In 5E virtually every new player regardless of ability score generation tends to match up their main racial bonus with their class.
This means unless your race has a plus 2 whatever orcare the variant human you will never see a Dwarf Wizard for example.
Back in AD&D you had racial restrictions and ability score negatives but you would often see races in classes where they lacked a relevent bonus. Probably due to multclass rules and racial packages.
Just something I have noticed. You can usually have a decent guess at a players class by their race.
Umm... You have never seen a Dwarf Wizard?...
You have seen less Dwarf Wizards than in AD&D?...
First, Dwarfs get a Constitution bonus which is nice to have if you are a Wizard.
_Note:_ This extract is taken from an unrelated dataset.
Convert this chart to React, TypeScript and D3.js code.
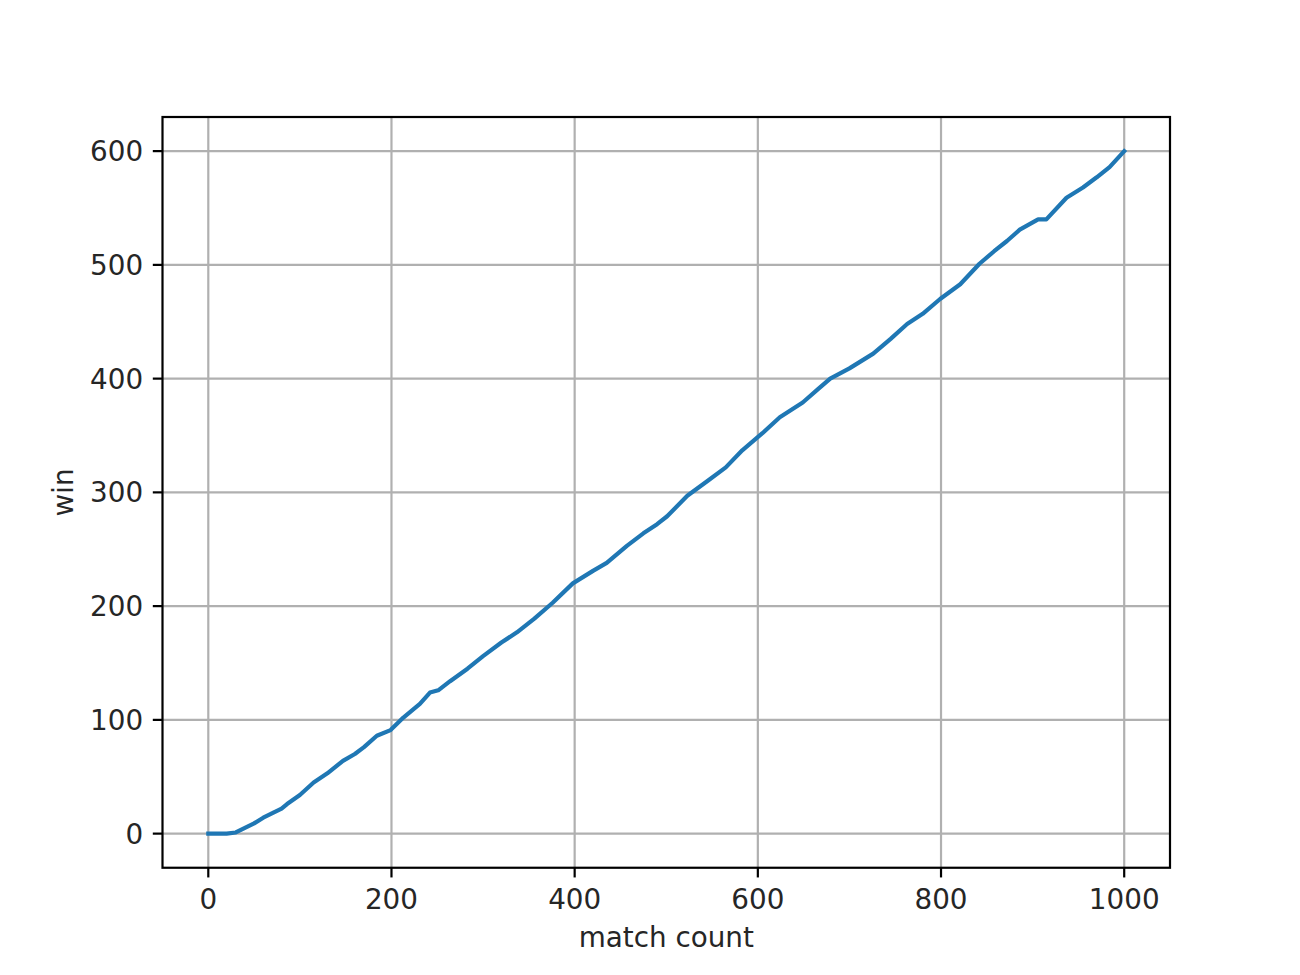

Furthermore they are the only race that grants you access to medium armor proficiency-- which is super nice to have if you are a Wizard. Their lack of intelligence bonus literally does not matter at all if you simply avoid the spells that have DCs that the target can make a save against. Avoid those spells and it hardly matters if your Wizard has an Intelligence score of 8.
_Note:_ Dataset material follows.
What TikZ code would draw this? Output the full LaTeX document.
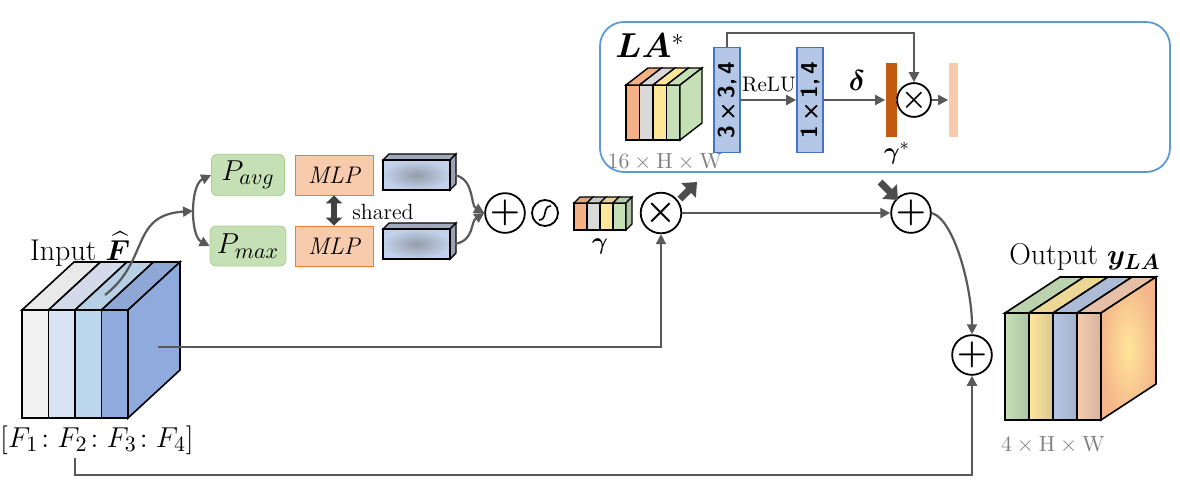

Furthermore, the Proficiency bonus that one has when swinging the Dwarf's axe is the same as the Fighter's. Which means, so long as you don't tank your Intelligence score, up until the usual fighting classes get multiattack, so long as you don't tank your Strength score and instead take advantage of the fact that the Dwarf is the ONLY race in the game to get a +2 to two stats, means you are going to be hitting only slightly often and slightly less hard with your axes as the fighting classes are.
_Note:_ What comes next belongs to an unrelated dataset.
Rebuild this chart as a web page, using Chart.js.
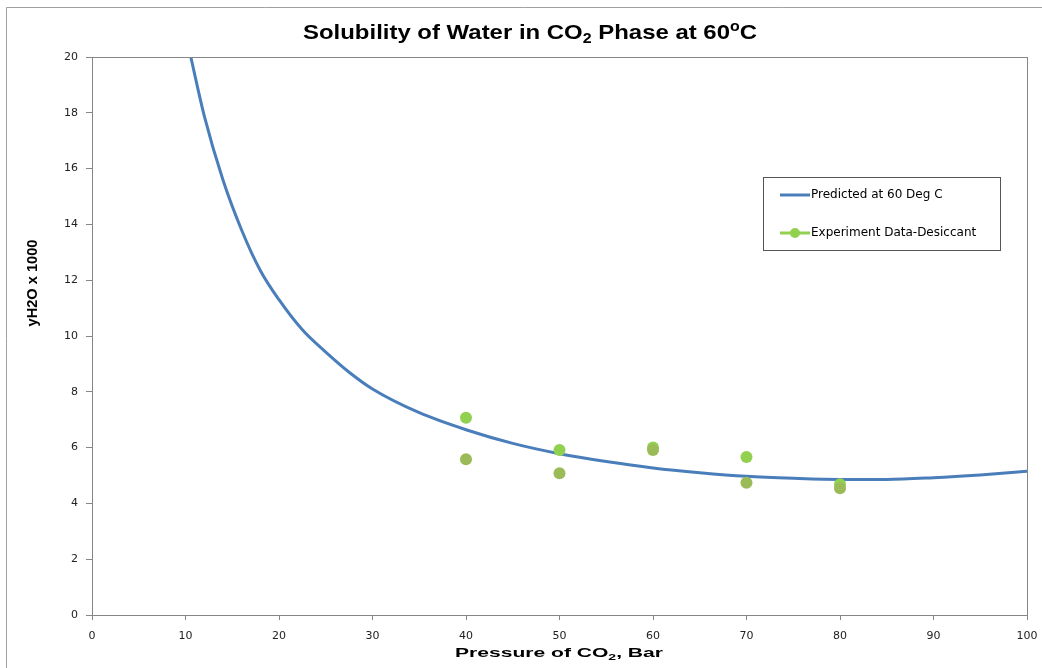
<!DOCTYPE html>
<html>
<head>
<meta charset="utf-8">
<script src="https://cdn.jsdelivr.net/npm/chart.js@4.4.1/dist/chart.umd.min.js"></script>
<style>
  html, body { margin: 0; padding: 0; background: #fff; }
  canvas { display: block; }
</style>
</head>
<body>
<canvas id="chart" width="1042" height="668"></canvas>
<script>
// Solubility of water in CO2 phase at 60 C: predicted curve + experiment points.

const X_TICKS = [0, 10, 20, 30, 40, 50, 60, 70, 80, 90, 100];
const Y_TICKS = [0, 2, 4, 6, 8, 10, 12, 14, 16, 18, 20];

// predicted curve
const predX = [10.5, 12, 14, 16, 18, 20, 22.5, 25, 27.5, 30, 35, 40,
	45, 50, 55, 60, 65, 70, 75, 80, 85, 90, 95, 100];
const predY = [20.1, 17.9, 15.6, 13.8, 12.35, 11.3, 10.22, 9.42, 8.7, 8.1, 7.25, 6.64,
	6.15, 5.78, 5.5, 5.27, 5.1, 4.97, 4.9, 4.86, 4.86, 4.92, 5.02, 5.15];

// experiment data - desiccant
const expX = [40, 50, 60, 70, 80];
const expY = [7.07, 5.91, 6.0, 5.66, 4.69];
// second set of measurements (not in legend)
const exp2X = [40, 50, 60, 70, 80];
const exp2Y = [5.58, 5.08, 5.91, 4.74, 4.54];

const LABELS = {
	pred: 'Predicted at 60 Deg C',
	exp: 'Experiment Data-Desiccant',
	exp2: 'Experiment Data-2',
};

const COLORS = {
	pred: '#4a7ebb',
	exp: '#92d050',
	exp2: '#9bbb59',
	axis: '#868686',
	text: '#222',
};

const FONT = '"Liberation Sans", Arial, sans-serif';
const TICK_FONT = '"DejaVu Sans", sans-serif';

function pts(xs, ys) { return xs.map((x, i) => ({ x, y: ys[i] })); }

// draws bold text runs with sub/superscripts, centred on (cx, cy), stretched to width tw
function richText(ctx, runs, cx, cy, size, tw) {
	const fontOf = r => 'bold ' + (r.sub || r.sup ? Math.round(size * 0.65) : size) + 'px ' + FONT;
	let w = 0;
	runs.forEach(r => { ctx.font = fontOf(r); w += ctx.measureText(r.t).width; });
	const sx = tw ? tw / w : 1;
	ctx.save();
	ctx.translate(cx, cy);
	ctx.scale(sx, 1);
	let x = -w / 2;
	ctx.textBaseline = 'middle';
	ctx.textAlign = 'left';
	runs.forEach(r => {
		ctx.font = fontOf(r);
		let dy = 0;
		if (r.sub) dy = size * 0.3;
		if (r.sup) dy = -size * 0.3;
		ctx.fillText(r.t, x, dy);
		x += ctx.measureText(r.t).width;
	});
	ctx.restore();
}

const decorPlugin = {
	id: 'decor',
	beforeDraw(chart) {
		const ctx = chart.ctx;
		ctx.save();
		ctx.fillStyle = '#fff';
		ctx.fillRect(0, 0, chart.width, chart.height);
		// outer chart frame
		ctx.strokeStyle = '#a0a0a0';
		ctx.lineWidth = 1;
		ctx.beginPath();
		ctx.moveTo(6.5, chart.height + 2);
		ctx.lineTo(6.5, 7.5);
		ctx.lineTo(chart.width + 2, 7.5);
		ctx.stroke();
		ctx.restore();
	},
	afterDatasetsDraw(chart) {
		const ctx = chart.ctx;
		const a = chart.chartArea;
		ctx.save();
		// plot area border
		ctx.strokeStyle = COLORS.axis;
		ctx.lineWidth = 1;
		ctx.strokeRect(a.left + 0.5, a.top + 0.5, a.right - a.left, a.bottom - a.top);

		ctx.fillStyle = '#000';
		// title
		richText(ctx, [
			{ t: 'Solubility of Water in CO' }, { t: '2', sub: true },
			{ t: ' Phase at 60' }, { t: 'o', sup: true }, { t: 'C' },
		], 530, 33, 21, 454);
		// x axis title
		richText(ctx, [{ t: 'Pressure of CO' }, { t: '2', sub: true }, { t: ', Bar' }], 559, 653, 13.5, 208);
		// y axis title
		ctx.save();
		ctx.translate(33, 283);
		ctx.rotate(-Math.PI / 2);
		richText(ctx, [{ t: 'yH2O x 1000' }], 0, 0, 14, 87);
		ctx.restore();

		// legend
		const lx = 763, ly = 177, lw = 237, lh = 73;
		ctx.fillStyle = '#fff';
		ctx.fillRect(lx, ly, lw, lh);
		ctx.strokeStyle = '#555';
		ctx.strokeRect(lx + 0.5, ly + 0.5, lw, lh);
		ctx.font = '12px ' + TICK_FONT;
		ctx.textBaseline = 'middle';
		ctx.textAlign = 'left';
		const rows = [
			{ label: LABELS.pred, color: COLORS.pred, dot: false, y: ly + 18 },
			{ label: LABELS.exp, color: COLORS.exp, dot: true, y: ly + 56 },
		];
		rows.forEach(r => {
			ctx.strokeStyle = r.color;
			ctx.lineWidth = 3;
			ctx.beginPath();
			ctx.moveTo(780, r.y);
			ctx.lineTo(810, r.y);
			ctx.stroke();
			if (r.dot) {
				ctx.fillStyle = r.color;
				ctx.beginPath();
				ctx.arc(795, r.y, 5, 0, Math.PI * 2);
				ctx.fill();
			}
			ctx.fillStyle = '#000';
			ctx.fillText(r.label, 811, r.y);
		});
		ctx.restore();
	},
};

const axisGrid = {
	display: true,
	drawOnChartArea: false,
	drawTicks: true,
	color: COLORS.axis,
};

new Chart(document.getElementById('chart'), {
	type: 'scatter',
	data: {
		datasets: [
			{
				label: LABELS.pred,
				data: pts(predX, predY),
				showLine: true,
				borderColor: COLORS.pred,
				backgroundColor: COLORS.pred,
				borderWidth: 3,
				pointRadius: 0,
				cubicInterpolationMode: 'monotone',
				order: 3,
			},
			{
				label: LABELS.exp,
				data: pts(expX, expY),
				backgroundColor: COLORS.exp,
				borderColor: COLORS.exp,
				pointRadius: 6,
				borderWidth: 0,
				order: 2,
			},
			{
				label: LABELS.exp2,
				data: pts(exp2X, exp2Y),
				backgroundColor: COLORS.exp2,
				borderColor: COLORS.exp2,
				pointRadius: 6,
				borderWidth: 0,
				order: 1,
			},
		],
	},
	options: {
		responsive: false,
		animation: false,
		layout: { padding: { left: 0, top: 57, right: 15, bottom: 0 } },
		plugins: {
			legend: { display: false },
			title: { display: false },
			tooltip: { enabled: false },
		},
		scales: {
			x: {
				type: 'linear',
				min: 0, max: 100,
				afterBuildTicks(s) { s.ticks = X_TICKS.map(v => ({ value: v })); },
				afterFit(s) { s.height = 53; s.paddingLeft = 0; s.paddingRight = 0; },
				ticks: { color: COLORS.text, font: { size: 11, family: TICK_FONT }, padding: 10, maxRotation: 0 },
				grid: { ...axisGrid, tickLength: 5 },
				border: { color: COLORS.axis },
			},
			y: {
				type: 'linear',
				min: 0, max: 20,
				afterBuildTicks(s) { s.ticks = Y_TICKS.map(v => ({ value: v })); },
				afterFit(s) { s.width = 92; s.paddingTop = 0; s.paddingBottom = 0; },
				ticks: { color: COLORS.text, font: { size: 11, family: TICK_FONT }, padding: 8 },
				grid: { ...axisGrid, tickLength: 6 },
				border: { color: COLORS.axis },
			},
		},
	},
	plugins: [decorPlugin],
});
</script>
</body>
</html>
The Dwarf is probably one of the best races to be if one is going to play a Wizard in 5E and people noticed that almost immediately after the racial stats were put out.
Second, you literally could NOT play a Dwarf Wizard in AD&D. In fact, the only thing you were allowed to be as a Dwarf in AD&D is a Fighter or a Rogue-- and they both had hard level caps meaning you just became useless once the adventure level got too high. And the Rogue level cap was super, super low-- like level 6 or 8. There might have been an option for Cleric for the Dwarf in the final version of Advanced Dungeons and Dragons, but I am not even sure about that.
So you are claiming that the edition where Dwarfs can be one of the most potent races to pair with the Wizard class has less people playing Dwarf Wizards than an edition where the book literally forbade you from playing a Dwarf Wizard?
Is this some sort of Mendella Effect thing? Did you step out of a parallel world where everything is completely backwards?